**Recorded data:**
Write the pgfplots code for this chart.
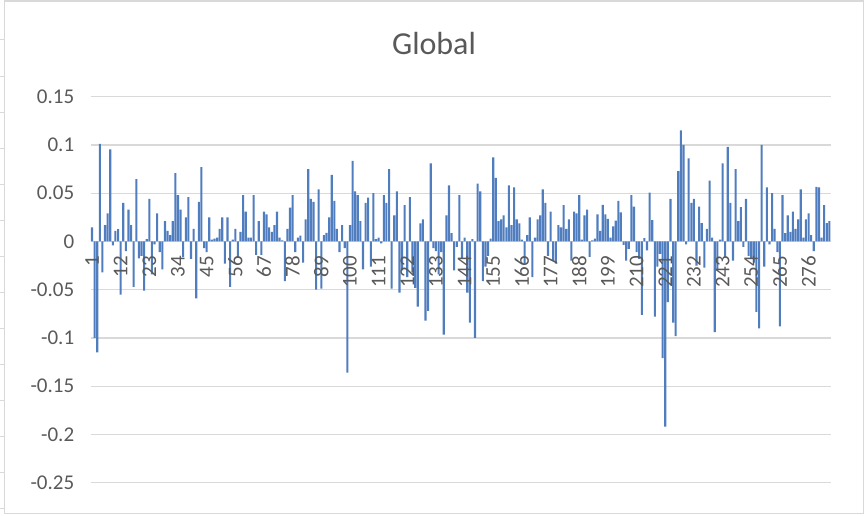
\documentclass[border=0pt]{standalone}
\usepackage{pgfplots}
\usepackage{pgfplotstable}
\pgfplotsset{compat=1.18}
\usepackage{fontspec}
\setmainfont{Carlito}
\definecolor{barblue}{HTML}{4F7DBE}
\definecolor{txtgray}{HTML}{595959}
\definecolor{gridgray}{HTML}{D9D9D9}
\pgfplotstableread{
k v
1 0.0145
2 -0.100
3 -0.115
4 0.101
5 -0.032
6 0.017
7 0.029
8 0.0955
9 -0.004
10 0.011
11 0.0128
12 -0.055
13 0.040
14 -0.010
15 0.033
16 0.017
17 -0.047
18 0.0645
19 -0.0176
20 -0.015
21 -0.051
22 0.0024
23 0.044
24 -0.034
25 -0.003
26 0.029
27 -0.011
28 -0.029
29 0.021
30 0.011
31 0.0066
32 0.021
33 0.0707
34 0.048
35 0.033
36 -0.016
37 0.025
38 0.046
39 -0.018
40 0.013
41 -0.059
42 0.041
43 0.077
44 -0.007
45 -0.011
46 0.025
47 0.002
48 0.003
49 0.004
50 0.013
51 0.025
52 -0.023
53 0.025
54 -0.047
55 0.002
56 0.013
57 -0.017
58 0.010
59 0.048
60 0.031
61 0.004
62 0.004
63 0.048
64 -0.014
65 0.021
66 -0.014
67 0.031
68 0.028
69 0.0145
70 0.010
71 0.017
72 0.031
73 0.004
74 0.001
75 -0.041
76 0.013
77 0.035
78 0.048
79 -0.011
80 0.004
81 0.006
82 -0.022
83 0.023
84 0.075
85 0.044
86 0.041
87 -0.050
88 0.054
89 -0.049
90 0.0066
91 0.009
92 0.025
93 0.069
94 0.042
95 0.013
96 -0.011
97 0.017
98 -0.007
99 -0.136
100 0.017
101 0.0834
102 0.052
103 0.048
104 0.021
105 -0.029
106 0.040
107 0.0455
108 -0.026
109 0.050
110 0.0024
111 0.004
112 -0.002
113 0.048
114 0.040
115 0.075
116 -0.049
117 0.027
118 0.052
119 -0.053
120 -0.030
121 0.0376
122 -0.037
123 0.046
124 -0.032
125 -0.048
126 -0.0676
127 0.0186
128 0.023
129 -0.082
130 -0.072
131 0.081
132 -0.007
133 -0.010
134 -0.034
135 -0.011
136 -0.0966
137 0.027
138 0.058
139 0.0086
140 -0.030
141 -0.0055
142 0.048
143 -0.017
144 0.004
145 -0.053
146 -0.084
147 0.0024
148 -0.100
149 0.060
150 0.052
151 -0.041
152 -0.026
153 -0.015
154 0.003
155 0.087
156 0.066
157 0.021
158 0.023
159 0.027
160 0.0145
161 0.058
162 0.017
163 0.056
164 0.023
165 0.0186
166 0.002
167 -0.023
168 0.0066
169 0.025
170 -0.037
171 0.004
172 0.023
173 0.027
174 0.054
175 0.040
176 -0.015
177 0.031
178 -0.020
179 -0.023
180 0.017
181 0.0145
182 0.0376
183 0.013
184 0.023
185 -0.020
186 0.031
187 0.029
188 0.048
189 0.002
190 0.027
191 0.033
192 -0.016
193 0.001
194 0.003
195 0.028
196 0.011
197 0.038
198 0.028
199 0.0235
200 0.004
201 0.0156
202 0.0215
203 0.042
204 0.030
205 -0.0035
206 -0.020
207 -0.0076
208 0.048
209 0.036
210 -0.011
211 -0.018
212 -0.076
213 0.0035
214 -0.0093
215 0.0505
216 0.022
217 -0.078
218 -0.026
219 -0.013
220 -0.121
221 -0.192
222 -0.063
223 0.044
224 -0.084
225 -0.098
226 0.073
227 0.115
228 0.100
229 -0.003
230 0.086
231 0.040
232 0.044
233 -0.025
234 0.036
235 0.019
236 -0.027
237 0.013
238 0.063
239 0.004
240 -0.094
241 -0.030
242 0.002
243 0.081
244 -0.016
245 0.098
246 0.040
247 -0.020
248 0.075
249 0.021
250 0.0355
251 -0.0055
252 0.044
253 -0.015
254 -0.017
255 -0.022
256 -0.073
257 -0.090
258 0.100
259 -0.026
260 0.056
261 -0.003
262 0.050
263 0.013
264 -0.011
265 -0.088
266 0.048
267 0.0086
268 0.027
269 0.010
270 0.031
271 0.013
272 0.023
273 0.054
274 0.004
275 0.023
276 0.029
277 0.0066
278 -0.010
279 0.0565
280 0.056
281 0.004
282 0.0376
283 0.019
284 0.021
}\globaldata
\pgfplotsset{
  commonaxis/.style={
    at={(90.7bp,33.3bp)}, anchor=south west,
    scale only axis, width=740bp, height=386bp,
    xmin=0.5, xmax=284.5, ymin=-0.25, ymax=0.15,
    enlargelimits=false,
    xtick={1,12,...,276},
    ytick={-0.25,-0.2,-0.15,-0.1,-0.05,0,0.05,0.1,0.15},
    major tick length=0pt,
  }
}
\begin{document}
\begin{tikzpicture}
\path[use as bounding box] (0,0) rectangle (864bp,516bp);
\draw[gridgray, line width=1.2bp] (4.5bp,2.7bp) rectangle (863.2bp,515bp);
\foreach \yy in {476,439.9,403.9,367.8,331.8,295.7,259.7,223.6,187.6,151.5,115.5,79.4,43.4,7.3}
  \draw[gridgray, line width=1bp] (0bp,\yy bp) -- (4.5bp,\yy bp);
% axis 1: grid, zero line and bars
\begin{axis}[
  commonaxis,
  axis line style={draw=none},
  xtick=\empty,
  yticklabel={\relax},
  ymajorgrids, grid style={gridgray, line width=1.2bp},
]
\addplot[ybar, fill=barblue, draw=none, bar width=0.8] table[x=k, y=v]{\globaldata};
\end{axis}
% axis 2: tick labels on top of the bars
\begin{axis}[
  commonaxis,
  axis line style={draw=none},
  yticklabels={-0.25,-0.2,-0.15,-0.1,-0.05,0,0.05,0.1,0.15},
  /pgf/number format/assume math mode=true,
  tick label style={font=\fontsize{21bp}{24bp}\selectfont, text=txtgray},
  xticklabel style={yshift=230.5bp, rotate=90, anchor=east},
  yticklabel style={anchor=east, xshift=-13bp},
]
\addplot[draw=none] coordinates {(1,0) (2,0)};
\end{axis}
\node[font=\fontsize{32bp}{38bp}\selectfont, text=txtgray, anchor=base] at (434bp,461bp) {Global};
\end{tikzpicture}
\end{document}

**Directions for this task:**
All the material shown above is to be copied exactly, with no pictures carried over.

**Result for this exercise:**
Write the pgfplots code for this chart.
\documentclass[border=0pt]{standalone}
\usepackage{pgfplots}
\usepackage{pgfplotstable}
\pgfplotsset{compat=1.18}
\usepackage{fontspec}
\setmainfont{Carlito}
\definecolor{barblue}{HTML}{4F7DBE}
\definecolor{txtgray}{HTML}{595959}
\definecolor{gridgray}{HTML}{D9D9D9}
\pgfplotstableread{
k v
1 0.0145
2 -0.100
3 -0.115
4 0.101
5 -0.032
6 0.017
7 0.029
8 0.0955
9 -0.004
10 0.011
11 0.0128
12 -0.055
13 0.040
14 -0.010
15 0.033
16 0.017
17 -0.047
18 0.0645
19 -0.0176
20 -0.015
21 -0.051
22 0.0024
23 0.044
24 -0.034
25 -0.003
26 0.029
27 -0.011
28 -0.029
29 0.021
30 0.011
31 0.0066
32 0.021
33 0.0707
34 0.048
35 0.033
36 -0.016
37 0.025
38 0.046
39 -0.018
40 0.013
41 -0.059
42 0.041
43 0.077
44 -0.007
45 -0.011
46 0.025
47 0.002
48 0.003
49 0.004
50 0.013
51 0.025
52 -0.023
53 0.025
54 -0.047
55 0.002
56 0.013
57 -0.017
58 0.010
59 0.048
60 0.031
61 0.004
62 0.004
63 0.048
64 -0.014
65 0.021
66 -0.014
67 0.031
68 0.028
69 0.0145
70 0.010
71 0.017
72 0.031
73 0.004
74 0.001
75 -0.041
76 0.013
77 0.035
78 0.048
79 -0.011
80 0.004
81 0.006
82 -0.022
83 0.023
84 0.075
85 0.044
86 0.041
87 -0.050
88 0.054
89 -0.049
90 0.0066
91 0.009
92 0.025
93 0.069
94 0.042
95 0.013
96 -0.011
97 0.017
98 -0.007
99 -0.136
100 0.017
101 0.0834
102 0.052
103 0.048
104 0.021
105 -0.029
106 0.040
107 0.0455
108 -0.026
109 0.050
110 0.0024
111 0.004
112 -0.002
113 0.048
114 0.040
115 0.075
116 -0.049
117 0.027
118 0.052
119 -0.053
120 -0.030
121 0.0376
122 -0.037
123 0.046
124 -0.032
125 -0.048
126 -0.0676
127 0.0186
128 0.023
129 -0.082
130 -0.072
131 0.081
132 -0.007
133 -0.010
134 -0.034
135 -0.011
136 -0.0966
137 0.027
138 0.058
139 0.0086
140 -0.030
141 -0.0055
142 0.048
143 -0.017
144 0.004
145 -0.053
146 -0.084
147 0.0024
148 -0.100
149 0.060
150 0.052
151 -0.041
152 -0.026
153 -0.015
154 0.003
155 0.087
156 0.066
157 0.021
158 0.023
159 0.027
160 0.0145
161 0.058
162 0.017
163 0.056
164 0.023
165 0.0186
166 0.002
167 -0.023
168 0.0066
169 0.025
170 -0.037
171 0.004
172 0.023
173 0.027
174 0.054
175 0.040
176 -0.015
177 0.031
178 -0.020
179 -0.023
180 0.017
181 0.0145
182 0.0376
183 0.013
184 0.023
185 -0.020
186 0.031
187 0.029
188 0.048
189 0.002
190 0.027
191 0.033
192 -0.016
193 0.001
194 0.003
195 0.028
196 0.011
197 0.038
198 0.028
199 0.0235
200 0.004
201 0.0156
202 0.0215
203 0.042
204 0.030
205 -0.0035
206 -0.020
207 -0.0076
208 0.048
209 0.036
210 -0.011
211 -0.018
212 -0.076
213 0.0035
214 -0.0093
215 0.0505
216 0.022
217 -0.078
218 -0.026
219 -0.013
220 -0.121
221 -0.192
222 -0.063
223 0.044
224 -0.084
225 -0.098
226 0.073
227 0.115
228 0.100
229 -0.003
230 0.086
231 0.040
232 0.044
233 -0.025
234 0.036
235 0.019
236 -0.027
237 0.013
238 0.063
239 0.004
240 -0.094
241 -0.030
242 0.002
243 0.081
244 -0.016
245 0.098
246 0.040
247 -0.020
248 0.075
249 0.021
250 0.0355
251 -0.0055
252 0.044
253 -0.015
254 -0.017
255 -0.022
256 -0.073
257 -0.090
258 0.100
259 -0.026
260 0.056
261 -0.003
262 0.050
263 0.013
264 -0.011
265 -0.088
266 0.048
267 0.0086
268 0.027
269 0.010
270 0.031
271 0.013
272 0.023
273 0.054
274 0.004
275 0.023
276 0.029
277 0.0066
278 -0.010
279 0.0565
280 0.056
281 0.004
282 0.0376
283 0.019
284 0.021
}\globaldata
\pgfplotsset{
  commonaxis/.style={
    at={(90.7bp,33.3bp)}, anchor=south west,
    scale only axis, width=740bp, height=386bp,
    xmin=0.5, xmax=284.5, ymin=-0.25, ymax=0.15,
    enlargelimits=false,
    xtick={1,12,...,276},
    ytick={-0.25,-0.2,-0.15,-0.1,-0.05,0,0.05,0.1,0.15},
    major tick length=0pt,
  }
}
\begin{document}
\begin{tikzpicture}
\path[use as bounding box] (0,0) rectangle (864bp,516bp);
\draw[gridgray, line width=1.2bp] (4.5bp,2.7bp) rectangle (863.2bp,515bp);
\foreach \yy in {476,439.9,403.9,367.8,331.8,295.7,259.7,223.6,187.6,151.5,115.5,79.4,43.4,7.3}
  \draw[gridgray, line width=1bp] (0bp,\yy bp) -- (4.5bp,\yy bp);
% axis 1: grid, zero line and bars
\begin{axis}[
  commonaxis,
  axis line style={draw=none},
  xtick=\empty,
  yticklabel={\relax},
  ymajorgrids, grid style={gridgray, line width=1.2bp},
]
\addplot[ybar, fill=barblue, draw=none, bar width=0.8] table[x=k, y=v]{\globaldata};
\end{axis}
% axis 2: tick labels on top of the bars
\begin{axis}[
  commonaxis,
  axis line style={draw=none},
  yticklabels={-0.25,-0.2,-0.15,-0.1,-0.05,0,0.05,0.1,0.15},
  /pgf/number format/assume math mode=true,
  tick label style={font=\fontsize{21bp}{24bp}\selectfont, text=txtgray},
  xticklabel style={yshift=230.5bp, rotate=90, anchor=east},
  yticklabel style={anchor=east, xshift=-13bp},
]
\addplot[draw=none] coordinates {(1,0) (2,0)};
\end{axis}
\node[font=\fontsize{32bp}{38bp}\selectfont, text=txtgray, anchor=base] at (434bp,461bp) {Global};
\end{tikzpicture}
\end{document}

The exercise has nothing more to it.